Reform UK’s slogan for the 2026 elections – “Get Starmer out” – is a curious one.

Start with the obvious: it’s simply not true in any direct sense. A vote in May, in a set of devolved and local elections, will not remove the Prime Minister. That’s not how the system works. However emphatically Reform UK performs, Keir Starmer will still be in Downing Street the morning after.
There is, of course, a more charitable interpretation. In a broader political sense, strong election results can create pressure. A bad set of local results has historically unsettled leaders, spooked backbenchers, and occasionally accelerated political decline. It is conceivable that a poor showing could weaken Starmer to the point where his position becomes untenable.
But that’s a long chain of hypotheticals. It relies on multiple contingencies: the scale of losses, the reaction of Labour MPs, the media narrative, and Starmer’s own resilience. To build your central campaign message around something so indirect and uncertain feels a bit, well, small.

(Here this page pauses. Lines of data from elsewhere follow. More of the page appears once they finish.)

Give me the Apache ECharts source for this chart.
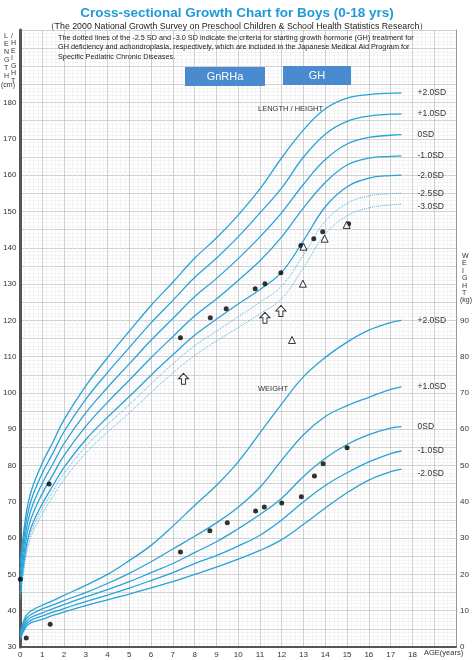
<!DOCTYPE html>
<html><head><meta charset="utf-8">
<script src="https://cdn.jsdelivr.net/npm/echarts@6/dist/echarts.min.js"></script>
<style>html,body{margin:0;padding:0;background:#fff}#c{width:474px;height:660px}</style>
</head><body><div id="c"></div>
<script>
const ages = [0,0.25,0.5,1,1.5,2,3,4,5,6,7,8,9,10,11,12,13,14,15,16,17,17.5];
const hP2  = [53,66.1,73,80.6,86.5,92.6,101.9,109.7,117,124.1,130.5,137.1,142.7,149,156.2,164.8,172.5,178.3,181.2,182.2,182.6,182.7];
const hP1  = [51,63.8,70.5,77.8,83.5,89.3,98.2,105.6,112.5,119.3,125.5,131.8,137.1,143,149.6,156.5,165,171.3,174.8,176.3,176.8,176.9];
const h0   = [49,61.5,68,75,80.5,86,94.5,101.5,108,114.5,120.5,126.5,131.5,137,143,149.7,157.5,164.3,168.6,170.4,171,171.2];
const hM1  = [47,59.2,65.5,72.2,77.5,82.7,90.8,97.4,103.5,109.7,115.5,121.2,125.9,131,136.4,143,151,158,162.8,164.7,165.2,165.3];
const hM2  = [45,56.9,63,69.4,74.5,79.4,87.1,93.3,99,104.9,110.5,115.9,120.3,124.5,128.5,133.3,142,151.3,156.8,159.2,159.9,160];
const hM25 = [44,55.75,61.75,68,73,77.75,85.25,91.25,96.75,102.5,108,113,117,121,125,129.5,138,147.3,152.2,154.3,154.9,155];
const hM3  = [43,54.6,60.5,66.6,71.5,76.1,83.4,89.2,94.5,100.1,105.5,110.3,114.3,118,121.8,126,134.5,143.8,148.8,151,151.8,152];
const wP2  = [4.0,8.5,10,11.5,12.8,14.2,17,20,23.8,28,33.3,39,44.5,51,59,67,74.5,79.8,84,87.3,89.4,90];
const wP1  = [3.5,7.6,9,10.5,11.6,12.8,15,17.5,20.3,23.5,27,30.5,34.2,38.5,44,51.5,58.5,63.5,66.5,68.8,71,71.7];
const w0   = [3.0,6.8,8.2,9.4,10.6,11.7,13.8,15.8,18,20.5,23,26,29,32.6,36.5,41,47,52,55.8,58.5,60.3,60.7];
const wM1  = [2.6,6.1,7.4,8.5,9.6,10.6,12.5,14.3,16.2,18.3,20.5,23,25.2,27.8,30.8,35,40,44.5,48,51,53.3,54];
const wM2  = [2.2,5.5,6.7,7.6,8.7,9.6,11.4,13,14.6,16.3,18,20,22,24.2,26.6,29.6,33.8,38.3,42.5,46,48.3,49];
// patient data
const hDotAge = [0,1.32,7.35,8.72,9.45,10.78,11.23,11.96,12.88,13.47,13.88,15.07];
const hDotVal = [48.7,74.9,115.2,120.7,123.2,128.7,130.1,133.1,140.6,142.5,144.4,146.6];
const triAge = [12.47,12.97,13.0,13.97,14.98];
const triVal = [114.6,130.1,140.3,142.5,146.3];
const arrAge = [7.49,11.23,11.96];
const arrVal = [103.9,120.7,122.6];
const wDotAge = [0.27,1.37,7.35,8.7,9.5,10.8,11.2,12.0,12.9,13.5,13.9,15.0];
const wDotVal = [2.5,6.3,26.2,32,34.2,37.5,38.6,39.7,41.4,47.1,50.5,54.9];
const xLabels = ['0','1','2','3','4','5','6','7','8','9','10','11','12','13','14','15','16','17','18'];

const zip=(a,b)=>a.map((v,i)=>[v,b[i]]);
const C='#29a3d6';
function curve(vals, yi, label, dotted, off){
  return {type:'line', yAxisIndex:yi, data:zip(ages,vals), smooth:0.4, symbol:'none', silent:true,
    lineStyle:{color:dotted?'#4db3de':C, width:dotted?1:1.3, type:dotted?'dotted':'solid'},
    endLabel:{show:true, formatter:label, color:'#333', fontSize:8.5, fontFamily:'Arial, Liberation Sans', offset:[8,off||0]}};
}
const series=[
  curve(hP2,0,'+2.0SD',false,0), curve(hP1,0,'+1.0SD',false,0), curve(h0,0,'0SD',false,0),
  curve(hM1,0,'-1.0SD',false,0), curve(hM2,0,'-2.0SD',false,0), curve(hM25,0,'-2.5SD',true,0), curve(hM3,0,'-3.0SD',true,2),
  curve(wP2,1,'+2.0SD',false,0), curve(wP1,1,'+1.0SD',false,0), curve(w0,1,'0SD',false,0),
  curve(wM1,1,'-1.0SD',false,0), curve(wM2,1,'-2.0SD',false,4),
  {type:'scatter', yAxisIndex:0, data:zip(hDotAge,hDotVal), symbolSize:5, itemStyle:{color:'#000'}, z:5},
  {type:'scatter', yAxisIndex:1, data:zip(wDotAge,wDotVal), symbolSize:5, itemStyle:{color:'#000'}, z:5},
  {type:'scatter', yAxisIndex:0, data:zip(triAge,triVal), symbol:'triangle', symbolSize:7, itemStyle:{color:'#fff', borderColor:'#000', borderWidth:1}, z:5},
  {type:'scatter', yAxisIndex:0, data:zip(arrAge,arrVal), symbol:'path://M5,0 L10,5 L7,5 L7,10 L3,10 L3,5 L0,5 Z', symbolSize:[10,11], itemStyle:{color:'#fff', borderColor:'#000', borderWidth:1}, z:5}
];
const chart=echarts.init(document.getElementById('c'));
const font='Arial, Liberation Sans, sans-serif';
const T=(o)=>Object.assign({z:100},o);
chart.setOption({
  animation:false,
  title:[{text:'Cross-sectional Growth Chart for Boys (0-18 yrs)', left:'center', top:1, textStyle:{color:'#1e9ad8', fontSize:13.5, fontWeight:'bold', fontFamily:font}},
         {text:'（The 2000 National Growth Survey on Preschool Children & School Health Statistics Research）', left:'center', top:17, textStyle:{color:'#222', fontSize:8.8, fontWeight:'normal', fontFamily:font}}],
  grid:{left:20, right:18, top:30, bottom:13},
  xAxis:{type:'value', min:0, max:20, interval:1,
    axisLine:{onZero:false, lineStyle:{color:'#555', width:2}}, axisTick:{show:false},
    axisLabel:{fontSize:8, color:'#333', margin:4, formatter:v=>v<=18?xLabels[v]:''},
    splitLine:{lineStyle:{color:'#c4c4c4', width:0.8}},
    minorTick:{show:true, splitNumber:5, length:0}, minorSplitLine:{show:true, lineStyle:{color:'#ececec', width:0.6}}},
  yAxis:[{type:'value', min:30, max:200, interval:5,
    axisLine:{show:true, lineStyle:{color:'#555', width:3}}, axisTick:{show:false},
    axisLabel:{fontSize:8, color:'#333', margin:4, formatter:v=>(v%10===0&&v<=180)?v:''},
    splitLine:{lineStyle:{color:'#c4c4c4', width:0.8}},
    minorTick:{show:true, splitNumber:5, length:0}, minorSplitLine:{show:true, lineStyle:{color:'#ececec', width:0.6}}},
   {type:'value', min:0, max:170, interval:10, position:'right',
    axisLine:{show:true, lineStyle:{color:'#999', width:1}}, axisTick:{show:false},
    axisLabel:{fontSize:8, color:'#333', margin:4, formatter:v=>v<=90?v:''},
    splitLine:{show:false}}],
  graphic:[
    T({type:'text', left:4, top:32, style:{text:'L\nE\nN\nG\nT\nH', fill:'#333', fontSize:7, fontFamily:font, lineHeight:8}}),
    T({type:'text', left:11, top:32, style:{text:'/\nH\nE\nI\nG\nH\nT', fill:'#333', fontSize:7, fontFamily:font, lineHeight:7.5}}),
    T({type:'text', left:1, top:82, style:{text:'(cm)', fill:'#333', fontSize:7, fontFamily:font}}),
    T({type:'text', left:462, top:252, style:{text:'W\nE\nI\nG\nH\nT', fill:'#333', fontSize:7, fontFamily:font, lineHeight:7.5}}),
    T({type:'text', left:460, top:297, style:{text:'(kg)', fill:'#333', fontSize:7, fontFamily:font}}),
    T({type:'text', left:424, top:649, style:{text:'AGE(years)', fill:'#333', fontSize:7.5, fontFamily:font}}),
    T({type:'text', left:58, top:33, style:{text:'The dotted lines of the -2.5 SD and -3.0 SD indicate the criteria for starting growth hormone (GH) treatment for\nGH deficiency and achondroplasia, respectively, which are included in the Japanese Medical Aid Program for\nSpecific Pediatric Chronic Diseases.', fill:'#222', fontSize:7.3, fontFamily:font, lineHeight:9.5}}),
    T({type:'rect', shape:{x:185, y:67, width:80, height:19}, style:{fill:'#4a8bd0'}}),
    T({type:'text', x:225, y:76.5, z:101, style:{text:'GnRHa', fill:'#fff', fontSize:11, fontFamily:font, align:'center', verticalAlign:'middle'}}),
    T({type:'rect', shape:{x:283, y:66, width:68, height:19}, style:{fill:'#4a8bd0'}}),
    T({type:'text', x:317, y:75.5, z:101, style:{text:'GH', fill:'#fff', fontSize:11, fontFamily:font, align:'center', verticalAlign:'middle'}}),
    T({type:'text', left:258, top:105, style:{text:'LENGTH / HEIGHT', fill:'#333', fontSize:7.5, fontFamily:font}}),
    T({type:'text', left:258, top:385, style:{text:'WEIGHT', fill:'#333', fontSize:7.5, fontFamily:font}})
  ],
  series
});
</script></body></html>
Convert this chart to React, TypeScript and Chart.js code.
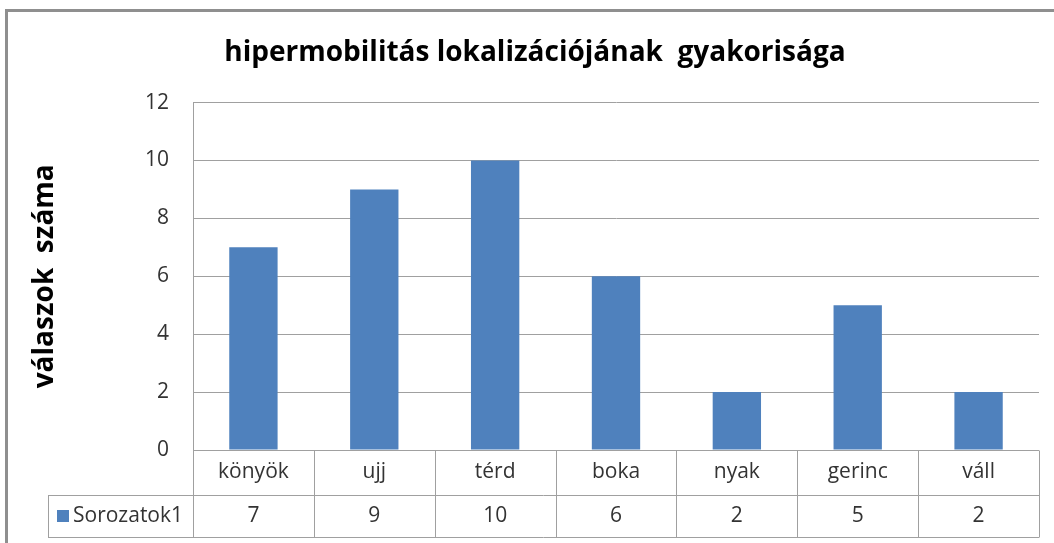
import React, { useEffect, useRef } from "react";
import { Chart, registerables } from "chart.js";

Chart.register(...registerables);

const categories = ["könyök", "ujj", "térd", "boka", "nyak", "gerinc", "váll"];
const seriesName = "Sorozatok1";
const values = [7, 9, 10, 6, 2, 5, 2];
const yMin = 0;
const yMax = 12;
const yStep = 2;
const chartTitle = "hipermobilitás lokalizációjának  gyakorisága";
const yAxisTitle = "válaszok  száma";

const BAR = "#4f81bd";
const LINE = "#a0a0a0";
const FRAME = "#8f8f8f";
const TEXT = "#333333";
const FONT = "'Open Sans', 'DejaVu Sans', sans-serif";

const crisp = (v: number) => Math.round(v) + 0.5;

const tablePlugin = {
  id: "dataTable",
  beforeDraw(chart: any) {
    const ctx = chart.ctx;
    ctx.save();
    ctx.fillStyle = "#ffffff";
    ctx.fillRect(0, 0, chart.width, chart.height);
    ctx.fillStyle = FRAME;
    ctx.fillRect(5, 9, 3, chart.height - 9);
    ctx.fillRect(5, 9, chart.width - 5, 3);
    ctx.restore();
  },
  afterDraw(chart: any) {
    const { ctx, chartArea } = chart;
    const x = chart.scales.x;
    const labels: string[] = chart.data.labels;
    const ds = chart.data.datasets[0];
    const n = labels.length;
    const half = n > 1 ? (x.getPixelForValue(1) - x.getPixelForValue(0)) / 2 : x.width / 2;
    const top = chartArea.bottom;
    const mid = top + 45;
    const bottom = top + 87;
    const legendLeft = 48;
    const right = x.getPixelForValue(n - 1) + half;

    ctx.save();
    ctx.strokeStyle = LINE;
    ctx.lineWidth = 1;
    ctx.beginPath();
    ctx.moveTo(chartArea.left, crisp(top));
    ctx.lineTo(right, crisp(top));
    ctx.moveTo(legendLeft, crisp(mid));
    ctx.lineTo(right, crisp(mid));
    ctx.moveTo(legendLeft, crisp(bottom));
    ctx.lineTo(right, crisp(bottom));
    ctx.moveTo(crisp(legendLeft), crisp(mid));
    ctx.lineTo(crisp(legendLeft), crisp(bottom));
    for (let i = 0; i <= n; i++) {
      const bx = i < n ? x.getPixelForValue(i) - half : right;
      ctx.moveTo(crisp(bx), crisp(top));
      ctx.lineTo(crisp(bx), crisp(bottom));
    }
    ctx.stroke();

    ctx.fillStyle = TEXT;
    ctx.font = `21px ${FONT}`;
    ctx.textAlign = "center";
    ctx.textBaseline = "middle";
    for (let i = 0; i < n; i++) {
      const cx = x.getPixelForValue(i);
      ctx.fillText(labels[i], cx, (top + mid) / 2);
      ctx.fillText(String(ds.data[i]), cx, (mid + bottom) / 2);
    }
    ctx.fillStyle = ds.backgroundColor;
    ctx.fillRect(57, (mid + bottom) / 2 - 6, 12, 12);
    ctx.fillStyle = TEXT;
    ctx.textAlign = "left";
    ctx.fillText(ds.label, 73, (mid + bottom) / 2);
    ctx.restore();
  },
};

export default function App() {
  const ref = useRef<HTMLCanvasElement | null>(null);

  useEffect(() => {
    if (!ref.current) return;
    const chart = new Chart(ref.current, {
      type: "bar",
      data: {
        labels: categories,
        datasets: [
          {
            label: seriesName,
            data: values,
            backgroundColor: BAR,
            borderWidth: 0,
            barPercentage: 0.4,
            categoryPercentage: 1,
          },
        ],
      },
      options: {
        animation: false,
        responsive: false,
        layout: { padding: { left: 31, right: 15, top: 0, bottom: 93 } },
        plugins: {
          legend: { display: false },
          tooltip: { enabled: false },
          title: {
            display: true,
            text: chartTitle,
            color: "#000000",
            font: { family: FONT, size: 28, weight: "bold" },
            padding: { top: 36, bottom: 33 },
          },
        },
        scales: {
          x: {
            display: false,
            offset: true,
          },
          y: {
            min: yMin,
            max: yMax,
            ticks: {
              stepSize: yStep,
              color: TEXT,
              font: { family: FONT, size: 21 },
              padding: 24,
            },
            grid: { color: LINE, drawTicks: false },
            border: { color: LINE },
            title: {
              display: true,
              text: yAxisTitle,
              color: "#000000",
              font: { family: FONT, size: 28, weight: "bold" },
              padding: { top: -3, bottom: 0 },
            },
            afterFit: (scale: any) => {
              scale.width = 162;
            },
          },
        },
      },
      plugins: [tablePlugin],
    });
    return () => chart.destroy();
  }, []);

  return (
    <div style={{ position: "absolute", left: 0, top: 0, width: 1054, height: 543 }}>
      <canvas ref={ref} width={1054} height={543} />
    </div>
  );
}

Local and devolved elections are, by their nature, fragmented. They are about councils, mayors, regional priorities, public services, planning decisions: the granular, everyday realities of governance. Voters are often motivated by highly specific, local concerns. Collapsing all of that into a single, nationalised message about the Prime Minister is not credible.
Of course, there is a long tradition in British politics of using local elections as proxy battles for national sentiment. Protest votes, mid-term punishments, and message-sending are all part of the democratic rhythm. But even by those standards, “Get Starmer out” feels like an overreach. An attempt to impose a general election frame on contests that simply don’t operate that way.
I can imagine the discussion about the slogan and those in favour highlighting that it speaks to the broad discontent around the PM. That it’s clear. And punchy. And that it will generate attention.
But it is also oddly detached from the actual stakes of the elections it is meant to win. And that disconnect matters more than all the points in its favour.